● **DATA SHOWN**
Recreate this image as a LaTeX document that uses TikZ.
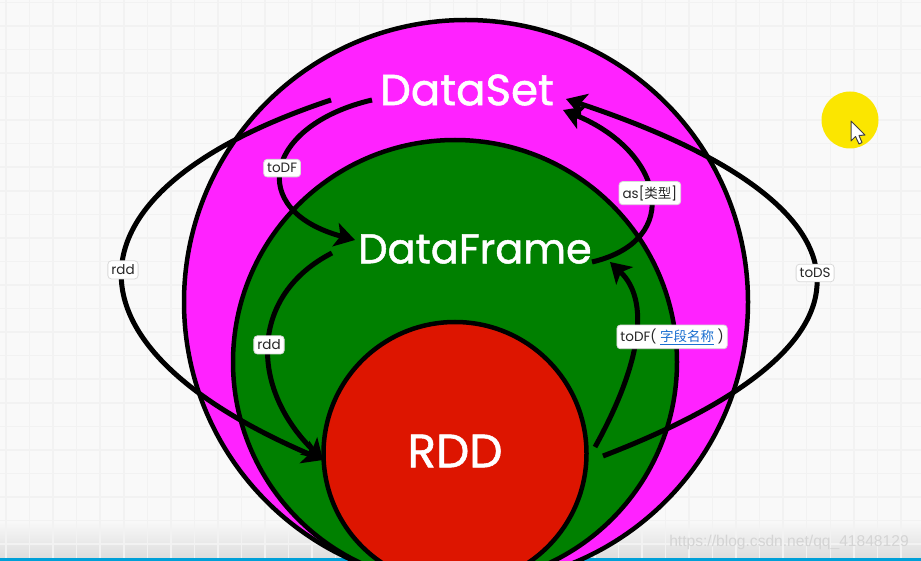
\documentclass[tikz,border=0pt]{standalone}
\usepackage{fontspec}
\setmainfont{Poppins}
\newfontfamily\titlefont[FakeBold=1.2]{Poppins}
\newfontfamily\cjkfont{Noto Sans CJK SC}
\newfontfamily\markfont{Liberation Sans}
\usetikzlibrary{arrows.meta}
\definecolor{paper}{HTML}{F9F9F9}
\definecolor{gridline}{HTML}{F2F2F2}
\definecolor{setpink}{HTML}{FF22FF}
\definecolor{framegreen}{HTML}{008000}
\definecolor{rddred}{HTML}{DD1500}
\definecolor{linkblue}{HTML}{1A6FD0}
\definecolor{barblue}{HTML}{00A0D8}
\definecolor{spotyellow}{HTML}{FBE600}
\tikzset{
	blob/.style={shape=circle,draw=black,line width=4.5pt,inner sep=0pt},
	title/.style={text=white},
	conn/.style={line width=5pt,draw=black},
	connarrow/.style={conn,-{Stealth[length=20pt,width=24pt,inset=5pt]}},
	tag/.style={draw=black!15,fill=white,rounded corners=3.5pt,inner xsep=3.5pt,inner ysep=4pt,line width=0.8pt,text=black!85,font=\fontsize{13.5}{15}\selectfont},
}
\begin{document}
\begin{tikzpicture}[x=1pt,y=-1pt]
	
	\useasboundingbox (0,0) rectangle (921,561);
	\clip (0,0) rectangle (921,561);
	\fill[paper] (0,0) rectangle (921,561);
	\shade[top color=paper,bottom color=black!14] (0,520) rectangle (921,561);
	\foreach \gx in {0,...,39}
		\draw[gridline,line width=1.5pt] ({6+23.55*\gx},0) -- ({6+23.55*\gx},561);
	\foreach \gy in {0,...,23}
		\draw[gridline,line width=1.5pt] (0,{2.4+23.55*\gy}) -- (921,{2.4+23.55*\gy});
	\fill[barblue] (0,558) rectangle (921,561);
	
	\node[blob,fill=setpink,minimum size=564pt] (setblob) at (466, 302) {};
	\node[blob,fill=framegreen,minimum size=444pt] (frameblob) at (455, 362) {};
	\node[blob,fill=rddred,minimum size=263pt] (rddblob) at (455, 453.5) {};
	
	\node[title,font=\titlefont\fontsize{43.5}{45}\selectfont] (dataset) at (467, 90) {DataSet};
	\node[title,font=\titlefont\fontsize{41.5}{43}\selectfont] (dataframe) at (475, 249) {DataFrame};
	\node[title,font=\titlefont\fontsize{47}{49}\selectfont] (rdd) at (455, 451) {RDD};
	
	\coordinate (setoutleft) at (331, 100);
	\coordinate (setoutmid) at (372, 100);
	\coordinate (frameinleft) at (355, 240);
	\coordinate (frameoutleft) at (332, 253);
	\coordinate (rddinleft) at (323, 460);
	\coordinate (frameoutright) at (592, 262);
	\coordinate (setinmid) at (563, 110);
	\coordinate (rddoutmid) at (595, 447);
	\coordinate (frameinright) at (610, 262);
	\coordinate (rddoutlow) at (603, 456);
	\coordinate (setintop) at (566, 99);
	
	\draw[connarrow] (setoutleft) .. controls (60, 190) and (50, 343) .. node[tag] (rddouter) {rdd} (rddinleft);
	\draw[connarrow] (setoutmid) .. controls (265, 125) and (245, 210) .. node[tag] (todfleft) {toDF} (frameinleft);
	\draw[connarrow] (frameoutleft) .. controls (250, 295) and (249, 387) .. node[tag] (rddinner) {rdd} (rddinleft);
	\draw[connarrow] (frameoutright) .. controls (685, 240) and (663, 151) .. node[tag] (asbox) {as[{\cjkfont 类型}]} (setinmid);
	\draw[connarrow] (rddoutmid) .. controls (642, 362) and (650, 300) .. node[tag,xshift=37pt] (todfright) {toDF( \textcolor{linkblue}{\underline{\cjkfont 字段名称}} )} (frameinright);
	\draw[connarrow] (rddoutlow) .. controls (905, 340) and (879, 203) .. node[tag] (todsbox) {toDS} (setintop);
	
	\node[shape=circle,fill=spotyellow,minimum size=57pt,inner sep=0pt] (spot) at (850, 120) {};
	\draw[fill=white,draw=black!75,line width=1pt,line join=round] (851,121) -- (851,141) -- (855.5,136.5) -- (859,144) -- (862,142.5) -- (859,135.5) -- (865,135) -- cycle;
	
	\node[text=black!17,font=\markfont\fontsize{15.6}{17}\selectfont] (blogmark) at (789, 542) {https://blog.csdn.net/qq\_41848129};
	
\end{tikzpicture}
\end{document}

...

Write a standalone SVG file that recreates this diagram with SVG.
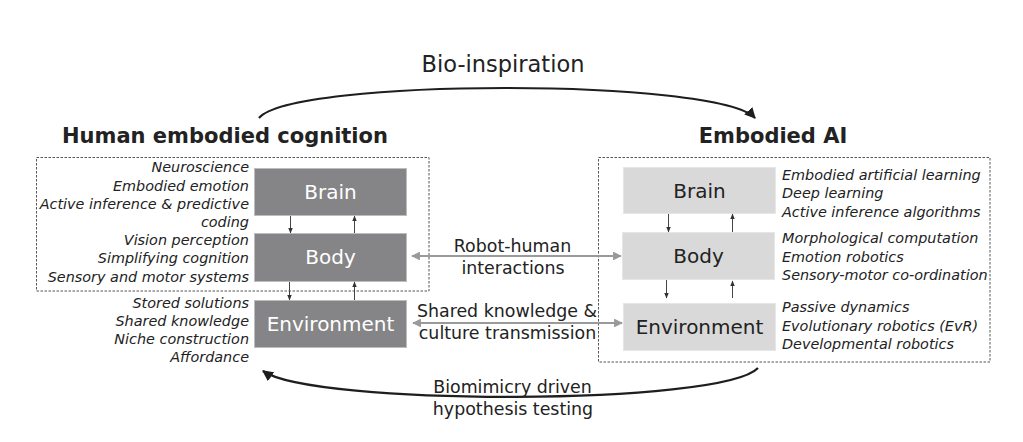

---

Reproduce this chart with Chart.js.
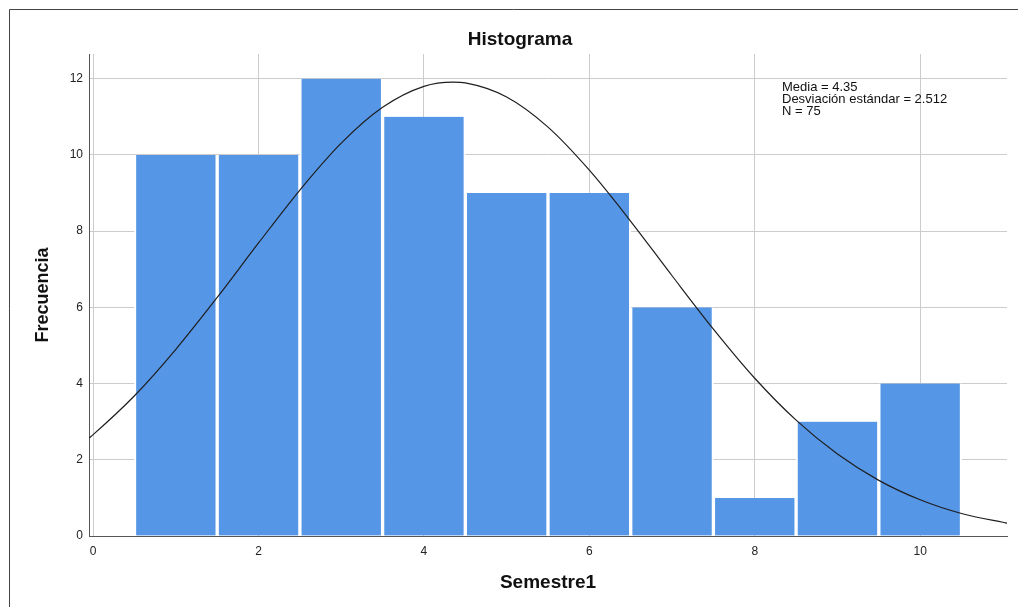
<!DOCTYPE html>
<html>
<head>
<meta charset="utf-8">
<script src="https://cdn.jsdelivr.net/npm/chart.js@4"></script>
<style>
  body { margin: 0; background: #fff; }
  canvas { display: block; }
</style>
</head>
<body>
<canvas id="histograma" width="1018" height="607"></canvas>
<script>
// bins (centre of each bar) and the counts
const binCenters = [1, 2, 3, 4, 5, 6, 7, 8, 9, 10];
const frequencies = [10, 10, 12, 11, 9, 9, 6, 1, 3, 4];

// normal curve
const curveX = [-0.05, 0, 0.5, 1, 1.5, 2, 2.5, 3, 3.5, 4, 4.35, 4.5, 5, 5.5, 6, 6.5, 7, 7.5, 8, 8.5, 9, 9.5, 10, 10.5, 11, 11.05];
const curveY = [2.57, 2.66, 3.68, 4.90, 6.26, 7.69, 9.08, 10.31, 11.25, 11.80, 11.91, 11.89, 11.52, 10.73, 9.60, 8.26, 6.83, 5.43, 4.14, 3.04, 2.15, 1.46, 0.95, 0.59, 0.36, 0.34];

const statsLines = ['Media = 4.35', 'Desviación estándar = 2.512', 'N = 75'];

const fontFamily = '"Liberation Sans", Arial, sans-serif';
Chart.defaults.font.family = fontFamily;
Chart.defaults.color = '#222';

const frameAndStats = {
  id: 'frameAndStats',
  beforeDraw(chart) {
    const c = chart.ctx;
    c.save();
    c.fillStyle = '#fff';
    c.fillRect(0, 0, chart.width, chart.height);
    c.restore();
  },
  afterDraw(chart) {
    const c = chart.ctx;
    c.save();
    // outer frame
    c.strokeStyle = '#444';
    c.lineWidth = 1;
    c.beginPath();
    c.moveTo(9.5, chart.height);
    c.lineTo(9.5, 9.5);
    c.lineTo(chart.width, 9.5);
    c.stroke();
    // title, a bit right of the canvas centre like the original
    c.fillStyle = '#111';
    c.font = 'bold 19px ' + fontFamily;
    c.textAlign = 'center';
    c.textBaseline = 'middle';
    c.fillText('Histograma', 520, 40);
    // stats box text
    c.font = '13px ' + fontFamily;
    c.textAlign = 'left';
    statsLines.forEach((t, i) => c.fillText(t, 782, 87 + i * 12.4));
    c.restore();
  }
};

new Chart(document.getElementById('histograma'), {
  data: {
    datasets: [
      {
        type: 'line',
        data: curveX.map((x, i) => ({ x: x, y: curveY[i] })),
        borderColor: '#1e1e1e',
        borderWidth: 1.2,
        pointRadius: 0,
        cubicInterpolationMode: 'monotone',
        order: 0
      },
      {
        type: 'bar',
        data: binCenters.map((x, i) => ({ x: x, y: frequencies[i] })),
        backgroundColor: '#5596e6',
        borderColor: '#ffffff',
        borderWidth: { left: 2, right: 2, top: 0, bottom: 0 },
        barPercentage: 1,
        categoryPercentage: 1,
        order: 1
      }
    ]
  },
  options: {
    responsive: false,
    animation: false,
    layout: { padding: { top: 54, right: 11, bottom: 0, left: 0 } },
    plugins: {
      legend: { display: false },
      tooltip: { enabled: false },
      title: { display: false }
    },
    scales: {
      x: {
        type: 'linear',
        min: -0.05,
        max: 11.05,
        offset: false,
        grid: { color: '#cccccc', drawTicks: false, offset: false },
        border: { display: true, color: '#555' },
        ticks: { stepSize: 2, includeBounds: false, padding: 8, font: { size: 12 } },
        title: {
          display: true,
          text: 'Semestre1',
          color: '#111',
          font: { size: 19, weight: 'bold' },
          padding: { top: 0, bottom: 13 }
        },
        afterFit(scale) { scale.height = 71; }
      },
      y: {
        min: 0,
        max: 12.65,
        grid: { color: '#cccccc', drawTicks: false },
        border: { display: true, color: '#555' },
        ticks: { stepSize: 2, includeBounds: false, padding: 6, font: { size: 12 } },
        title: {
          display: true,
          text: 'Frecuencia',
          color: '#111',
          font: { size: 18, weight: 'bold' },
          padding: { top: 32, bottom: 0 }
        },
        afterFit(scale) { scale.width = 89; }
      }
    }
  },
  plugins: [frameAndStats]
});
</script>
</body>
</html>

● **SHORT EXERCISE**
Go through the listing above and pull out each line containing the word "this".

● **IN RESPONSE**
Recreate this image as a LaTeX document that uses TikZ.
Write a standalone SVG file that recreates this diagram with SVG.
Reproduce this chart with Chart.js.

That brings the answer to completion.